Bureaucracy is synonymous with South Asian countries and Bhutan was no different. Obtaining a permit to visit Punakha, the third major city in the country was no mean task. It had pushed back our plans for the day by a couple of hours.
Nonetheless, we set out on a topsy-turvy ride à la a roller coaster. The roads were dug up and the repair work that had been carried out was shoddy. Within the hour, we had reached the Dochula Pass , a vantage point with a view of four of the tallest peaks in Bhutan, each one being a part of the Himalayan range.
Fortunately, we had a good day with clear skies, one which allowed us to view the mountain peaks in all their glory. A quaint French Cafe lay on one side of this point and a memorial housing 108 Druk Wangyal Khangzang Chhortens lies on the other side. These Chortens offer a tribute to the selfless service and visionary leadership of His Majesty the King, and are now a sacred legacy to the nation and the Bhutanese people.
The brief stop-over at the Dochula pass was followed by an even bumpier ride to Punakha to tour the Punakha Dzong, the venue of the most recent Royal Wedding in 2011. The entrance was adorned with a canopy of flowers and dragons, one which was used for the wedding
The Dzong was majestic in its appearance, constructed at the point where the two rivers, the Ko Chu and the Pho Chu met to form the KoChu-PhoChu, a single river which flowed into the Thimpu valley from thereon in.
What we enjoyed more than the Dzong was the ride back from Punakha. Due to construction work, the roads leading to Thimpu from Punakha were blocked for a few hours daily. And as luck had it, the roads were blocked at the time of our return.

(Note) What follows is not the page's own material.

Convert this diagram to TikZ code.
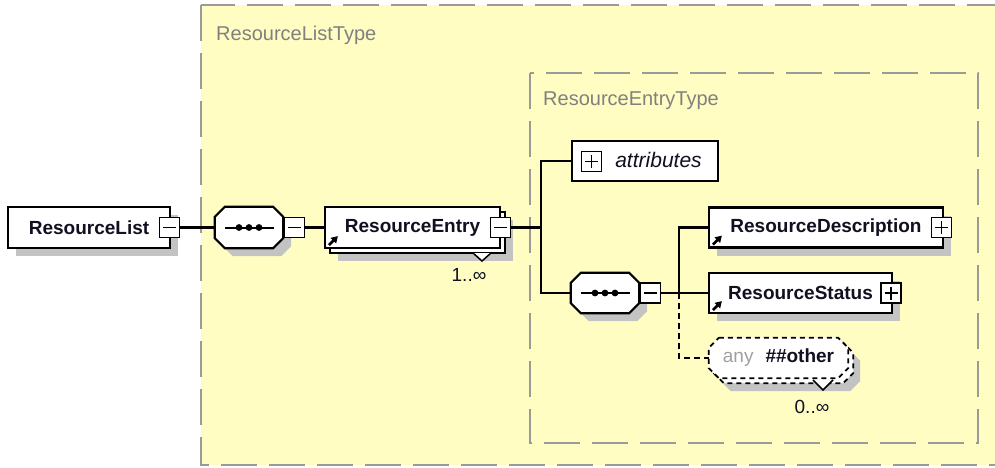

Not ones to waste the opportunity, my friend and I set out on foot along the meandering roads in the hills leading down to Thimpu. The roads were dirty and messy, but the surroundings were surreal. It seemed as though we had descended onto the Shire in the fictional “Lord of the Rings” with mountains on either side leading down into a valley which was dotted with a single habitat surrounded by swathes of trees and grass. The wind was friendly and the temperature just right for an unplanned excursion as this one.
We walked for almost an hour, covering close to 5 km, a distance our vehicle covered in just 10 minutes. No vehicle could make us experience what our trek helped us experience.

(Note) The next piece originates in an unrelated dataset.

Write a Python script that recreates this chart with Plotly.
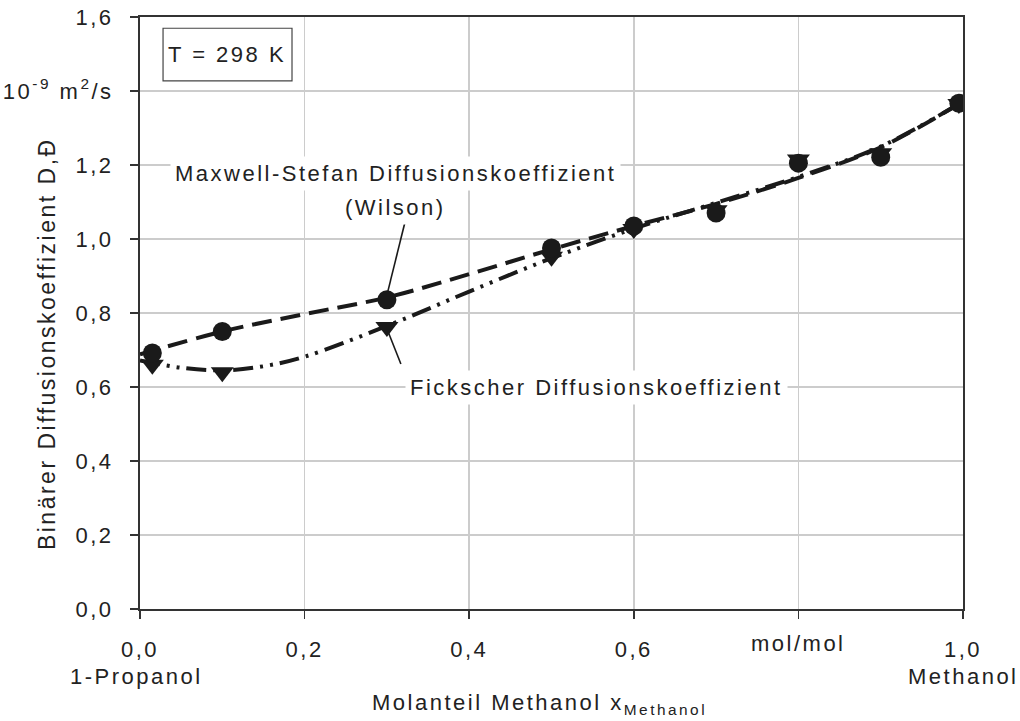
import plotly.graph_objects as go

# Measured points (mole fraction methanol)
x_meas = [0.015, 0.1, 0.3, 0.5, 0.6, 0.7, 0.8, 0.9, 0.995]
d_ms_meas = [0.692, 0.750, 0.836, 0.976, 1.035, 1.070, 1.205, 1.221, 1.367]
d_fick_meas = [0.660, 0.640, 0.762, 0.952, 1.027, 1.078, 1.215, 1.232, 1.365]

# Model curves
x_ms_curve = [0.0, 0.1, 0.2, 0.3, 0.4, 0.5, 0.6, 0.7, 0.8, 0.9, 0.995]
d_ms_curve = [0.688, 0.750, 0.797, 0.842, 0.905, 0.972, 1.035, 1.095, 1.165, 1.248, 1.365]
x_fick_curve = [0.0, 0.05, 0.1, 0.15, 0.2, 0.3, 0.4, 0.5, 0.6, 0.7, 0.8, 0.9, 0.995]
d_fick_curve = [0.672, 0.652, 0.645, 0.656, 0.682, 0.765, 0.858, 0.948, 1.028, 1.098, 1.168, 1.250, 1.365]

x_tickvals = [0.0, 0.2, 0.4, 0.6, 0.8, 1.0]
x_ticktext = ["0,0", "0,2", "0,4", "0,6", "", "1,0"]
y_tickvals = [0.0, 0.2, 0.4, 0.6, 0.8, 1.0, 1.2, 1.4, 1.6]
y_ticktext = ["0,0", "0,2", "0,4", "0,6", "0,8", "1,0", "1,2", "10<sup>-9</sup> m<sup>2</sup>/s", "1,6"]

INK = "#1a1a1a"
TXT = "#222222"
GRID = "#cccccc"
AX = "#333333"

fig = go.Figure()

fig.add_trace(go.Scatter(
    x=x_fick_curve, y=d_fick_curve, mode="lines",
    line=dict(color=INK, width=4, shape="spline", smoothing=1.0,
              dash="20px,7px,3px,7px,3px,7px"),
    hoverinfo="skip"))
fig.add_trace(go.Scatter(
    x=x_ms_curve, y=d_ms_curve, mode="lines",
    line=dict(color=INK, width=4, shape="spline", smoothing=1.0, dash="20px,9px"),
    hoverinfo="skip"))
fig.add_trace(go.Scatter(
    x=x_meas, y=d_fick_meas, mode="markers",
    marker=dict(symbol="triangle-down", size=20, color=INK, line=dict(width=0))))
fig.add_trace(go.Scatter(
    x=x_meas, y=d_ms_meas, mode="markers",
    marker=dict(symbol="circle", size=19, color=INK, line=dict(width=0))))

# Leader lines to the labelled points
fig.add_shape(type="line", xref="x", yref="y", x0=0.322, y0=1.046, x1=0.301, y1=0.857,
              line=dict(color=INK, width=1.6))
fig.add_shape(type="line", xref="x", yref="y", x0=0.301, y0=0.752, x1=0.317, y1=0.662,
              line=dict(color=INK, width=1.6))

# Temperature box
fig.add_shape(type="rect", xref="paper", yref="paper", x0=0.028, x1=0.1847, y0=0.892, y1=0.981,
              fillcolor="white", line=dict(color="#444444", width=1.2), layer="above")

ann_font = dict(size=22, color=TXT)
fig.add_annotation(x=0.106, y=0.9365, xref="paper", yref="paper", text="T = 298 K",
                   showarrow=False, font=ann_font, xanchor="center", yanchor="middle")
fig.add_annotation(x=0.311, y=1.178, xref="x", yref="y",
                   text="Maxwell-Stefan Diffusionskoeffizient", showarrow=False,
                   font=ann_font, bgcolor="white", borderpad=4)
fig.add_annotation(x=0.311, y=1.084, xref="x", yref="y", text="(Wilson)", showarrow=False,
                   font=ann_font, bgcolor="white", borderpad=4)
fig.add_annotation(x=0.555, y=0.600, xref="x", yref="y",
                   text="Fickscher Diffusionskoeffizient", showarrow=False,
                   font=ann_font, bgcolor="white", borderpad=4)

# Axis titles, unit and end-member labels
fig.add_annotation(x=-0.113, y=0.716 / 1.6, xref="paper", yref="paper",
                   text="Binärer Diffusionskoeffizient D,Đ", textangle=-90,
                   showarrow=False, font=dict(size=23, color=TXT),
                   xanchor="center", yanchor="middle")
fig.add_annotation(x=0.486, y=-0.160, xref="paper", yref="paper",
                   text="Molanteil Methanol x<sub>Methanol</sub>",
                   showarrow=False, font=ann_font, xanchor="center", yanchor="middle")
fig.add_annotation(x=-0.088, y=-0.1135, xref="paper", yref="paper", text="1-Propanol",
                   showarrow=False, font=ann_font, xanchor="left", yanchor="middle")
fig.add_annotation(x=1.0, y=-0.1135, xref="paper", yref="paper", text="Methanol",
                   showarrow=False, font=ann_font, xanchor="center", yanchor="middle")
fig.add_annotation(x=0.8, y=-0.059, xref="x", yref="paper", text="mol/mol",
                   showarrow=False, font=ann_font, xanchor="center", yanchor="middle")

axis_common = dict(showgrid=True, gridcolor=GRID, gridwidth=1.5, zeroline=False,
                   showline=True, linecolor=AX, linewidth=2, mirror=True,
                   ticks="outside", ticklen=8, tickwidth=1.5, tickcolor=AX,
                   automargin=False, tickfont=dict(size=22, color=TXT))

fig.update_layout(
    width=1020, height=721,
    margin=dict(l=140, r=57, t=17, b=112),
    paper_bgcolor="white", plot_bgcolor="white",
    showlegend=False,
    font=dict(family="Liberation Sans", size=22, color=TXT),
    xaxis=dict(range=[0, 1], tickvals=x_tickvals, ticktext=x_ticktext,
               ticklabelstandoff=12, **axis_common),
    yaxis=dict(range=[0, 1.6], tickvals=y_tickvals, ticktext=y_ticktext,
               ticklabelstandoff=12, **axis_common),
)

# Slightly tracked lettering, applied before a redraw so Plotly measures it
post = """
var gd = document.getElementById('{plot_id}');
var st = document.createElement('style');
st.textContent = 'text { letter-spacing: 2.5px; }';
document.head.appendChild(st);
return Plotly.relayout(gd, {'font.family': 'Liberation Sans, Arial, sans-serif'});
"""

fig.write_html("out.html", config={"staticPlot": True}, post_script=post)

We returned to our hotel rooms, later that evening, exhausted but enriched with the experience. An experience to cherish for a lifetime. The night was spent eating local food and whiling away our time at the same Karaoke Bar.
Our last day in Thimpu, was spent visiting the Jigme Dorji National Park, one which housed the national animal- The Takin, a cross breed between a goat and a cow and the Memorial Chorten, built by the Queen Mother in memory of her son, Jigme Dorji Wangchuk, the erstwhile King of Bhutan.

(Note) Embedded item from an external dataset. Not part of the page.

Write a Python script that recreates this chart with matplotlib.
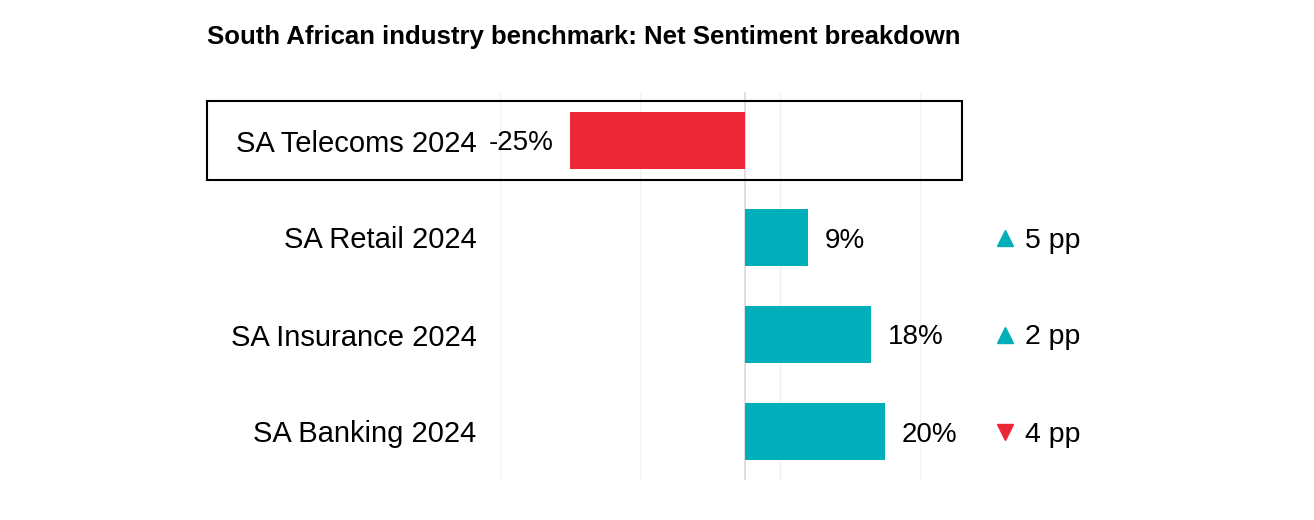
import numpy as np
import matplotlib.pyplot as plt
from matplotlib.patches import Rectangle
import matplotlib.transforms as mtransforms

plt.rcParams['font.family'] = ['Liberation Sans', 'DejaVu Sans']

# Data
categories = ['SA Telecoms 2024', 'SA Retail 2024', 'SA Insurance 2024', 'SA Banking 2024']
net_sentiment = [-25, 9, 18, 20]
change_pp = [None, 5, 2, -4]

red = '#EE2737'
teal = '#00AFB9'

fig = plt.figure(figsize=(13.14, 5.2), dpi=100)
ax = fig.add_axes([500 / 1314, 40 / 520, 560 / 1314, 388 / 520])

y = np.arange(len(categories))
colors = [red if v < 0 else teal for v in net_sentiment]
ax.barh(y, net_sentiment, height=0.58, color=colors, zorder=2)

# value labels next to bars
for yi, v in zip(y, net_sentiment):
    if v < 0:
        ax.text(v - 2.4, yi, f'{v}%', ha='right', va='center_baseline', fontsize=20)
    else:
        ax.text(v + 2.4, yi, f'{v}%', ha='left', va='center_baseline', fontsize=20)

# change vs previous period, in a column on the right
trans = mtransforms.blended_transform_factory(ax.transAxes, ax.transData)
for yi, c in zip(y, change_pp):
    if c is None:
        continue
    marker = '^' if c > 0 else 'v'
    col = teal if c > 0 else red
    ax.plot(0.902, yi, marker=marker, color=col, markersize=12,
            transform=trans, clip_on=False, linestyle='none')
    ax.text(0.937, yi, f'{abs(c)} pp', transform=trans, ha='left',
            va='center_baseline', fontsize=20.5)

ax.set_xlim(-35, 45)
ax.set_ylim(len(categories) - 0.5, -0.5)
ax.set_xticks([-35, -15, 5, 25])
ax.xaxis.grid(True, color='#F2F2F2', linewidth=1, zorder=0)
ax.axvline(0, color='#D9D9D9', linewidth=1.2, zorder=1)
ax.set_xticklabels([])
ax.tick_params(axis='x', length=0)

ax.set_yticks(y)
ax.set_yticklabels(categories, fontsize=21)
ax.tick_params(axis='y', length=0, pad=17)

for s in ax.spines.values():
    s.set_visible(False)

# outline around the highlighted row
fig.patches.append(Rectangle((207 / 1314, (520 - 180) / 520), 755 / 1314, 79 / 520,
                             transform=fig.transFigure, fill=False,
                             edgecolor='black', linewidth=1.5))

fig.text(207 / 1314, 1 - 37 / 520, 'South African industry benchmark: Net Sentiment breakdown',
         fontsize=18.5, fontweight='bold', ha='left', va='center')

fig.savefig('out.png', dpi=100)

The afternoon was spent lazing around at the Market place shopping for souvenirs and memorabilia from the beautiful city of Thimpu.
The day was capped off with an invite to the residence of our newly made Bhutanese friends for a scrumptious Bhutanese meal.
The meal consisted of well cooked Kewa Datsi (potatoes cooked in cheese sauce), Ema Datsi (beans cooked in cheese sauce), noodles and rice, with some spicy chilli serving as a side dish. The meal was utterly delightful and our hosts very hospitable.
After gulping down every last bit of the meal made by our local hosts, we enjoyed the night life of Thimpu.
This was our last day at Thimpu. It was time to move to Paro for the next three days.